Israel Day 9, Tuesday, October 19:
Each Tuesday and Friday, in Tel Aviv, there is a craft market adjacent to the usual Carmel
Market. In, what I may come to remember as The Never Ending Quest to Find a Unique Nativity in the Holy Land, I decided this would be a good day to see if all the excellent advice I received on the tripadvisor.com forums, regarding public transportation, was up to snuff.
Unless you speak and read fluent Hebrew public transportation in Israel is incredibly
difficult. The system itself seems well thought out and far-reaching but very user-unfriendly. Finding a map with all of the routes is very difficult as several companies run nationally. I tried to use the two main companies websites but, again, I hit a language wall.
Finally, thanks to the forum, I found a website that seems to have consolidated most of the routes into one system but unless you know which routes you want to research you will
be at a distinct loss. Thankfully, I was told of a route that runs from Herzliya Pituach to Tel Aviv and how to pull up a route map. The map was, of course, only in Hebrew.
With some time comparing the route map to my spiffy Google Israel Map I got the gist of it and determined it would get me where I needed to go. Even better it picked up outside the
apartment. (I did this for a couple of other routes but that was after I saw those bus numbers stop in front of the apartment as well. As for trying to plan a trip that would have been impossible without help. The bus stops did not even have the decency to have route maps posted. Supposedly, if you go to one of the central terminals it’s there. Not so helpful.)
So, we were off on a little Mommy-Son Adventure. Will very much enjoyed the bus ride and wanted to sit in the verrrrrrry back. He also really liked wearing a seat belt on the bus. Yay!
We rode the bus to the end of the line, which was just down the street from the Carmel
Market. Will was very excited because there were two parks right next to where the bus dropped us. After a short park delay, we were off.
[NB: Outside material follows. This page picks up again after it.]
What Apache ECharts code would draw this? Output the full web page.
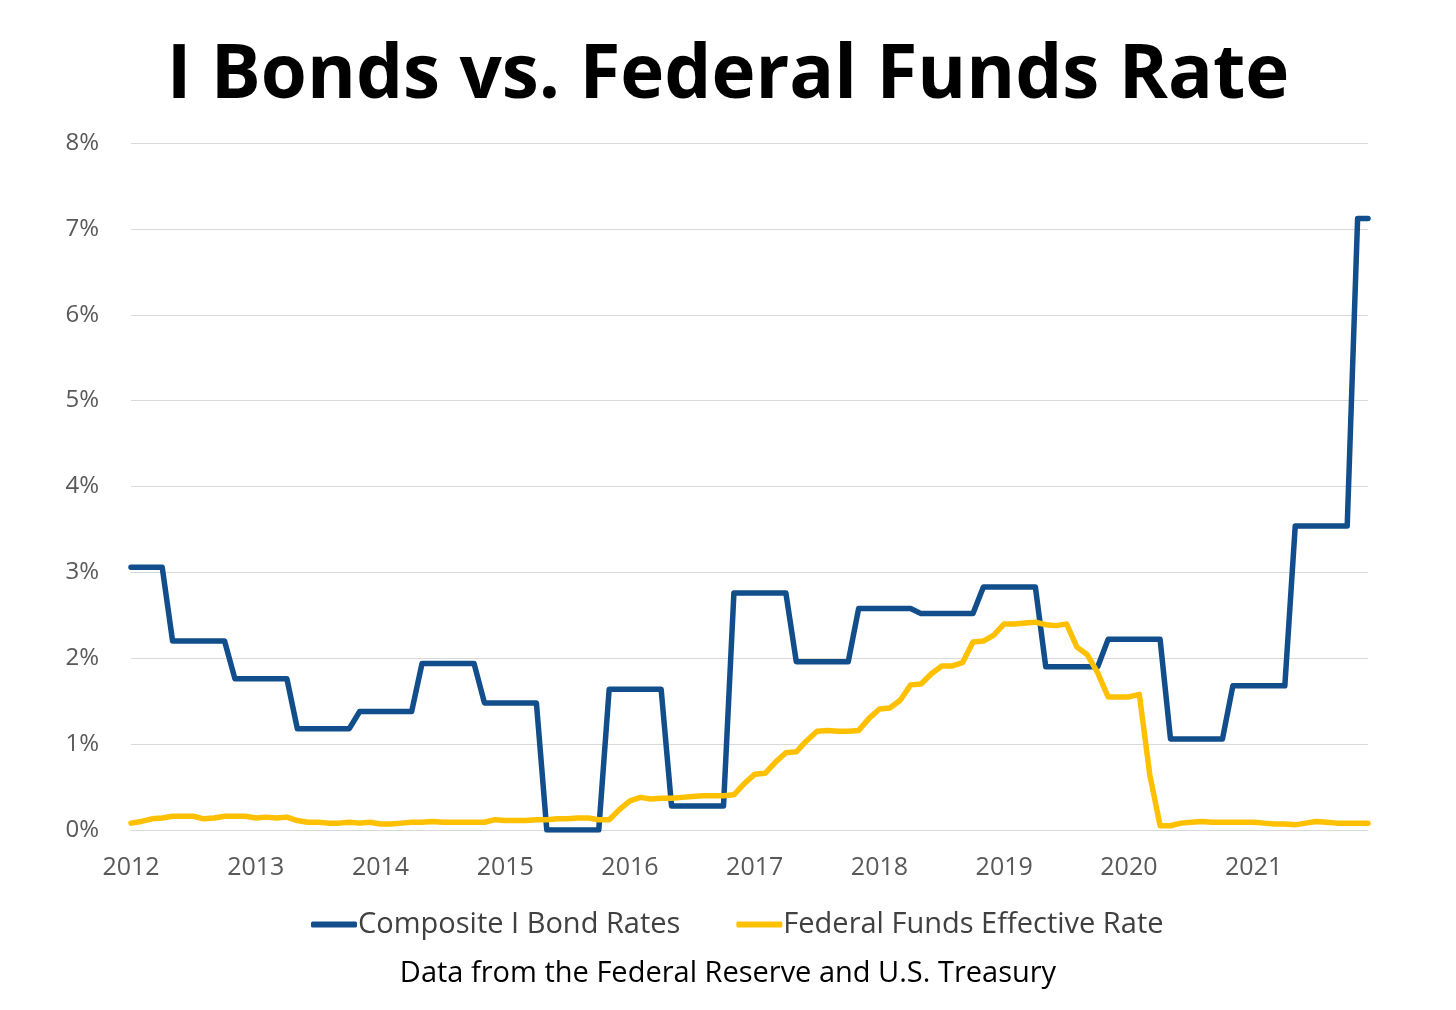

The Carmel Market is a daily market in Tel Aviv. Lots of food and vendors selling everything and anything someone might need, or not. There were fantastic fruit and spice stands. Full stalls for olive and falafel vendors everywhere. If you were interested in
jeans, shoes, underwear, cheap toys this was the place to be. The Carmel Market is not so much touristy, though there were plenty and we were easy to identify with our backpacks, as it is local and interesting. Toward the end of the stalls it leads out onto a very busy intersection and toward the craft market.
After the requisite bag check, we meandered down the craft market. Very cool and affordable stuff, from a lot of local artists; especially if you’re into Judaica. On the Christian home front it was pretty lacking. Though, I toyed with purchasing an Ethiopian statue of Mary and Joseph on a donkey but eventually determined that it did not count as a nativity. Plus, it was butt ugly.
Will picked out a puppet. He chose a snail. To each their own. Then we stopped for food. He insisted upon sitting inside even though there was a lovely shaded dining area outside. Then we wandered back toward the entrance of the Market.
Since we didn’t quite hit a shopping gold mine we picked our way over to another place I
noted. It turned out to be Tel Aviv’s answer to the Galleria. Not quite as large. No skating rink. But, all shopping. And, all air-conditioned. Again we wandered but it was largely a bust.
Will did talk me in to a little painted wooden froggy watch and then proceeded to walk around for the next thirty minutes saying, “Ugggh, I’m late for work!” He’s so silly.
Even though my baby was being good and not making me carry him everywhere it had been a long day and, not one to push my luck on the tantrum front, we found our bus outside the shopping center and headed back to the apartment.
We found a great little restaurant on the square and called it a day. These may not seem like the most exciting of days but this was a work trip and kids (and Moms) need some downtime.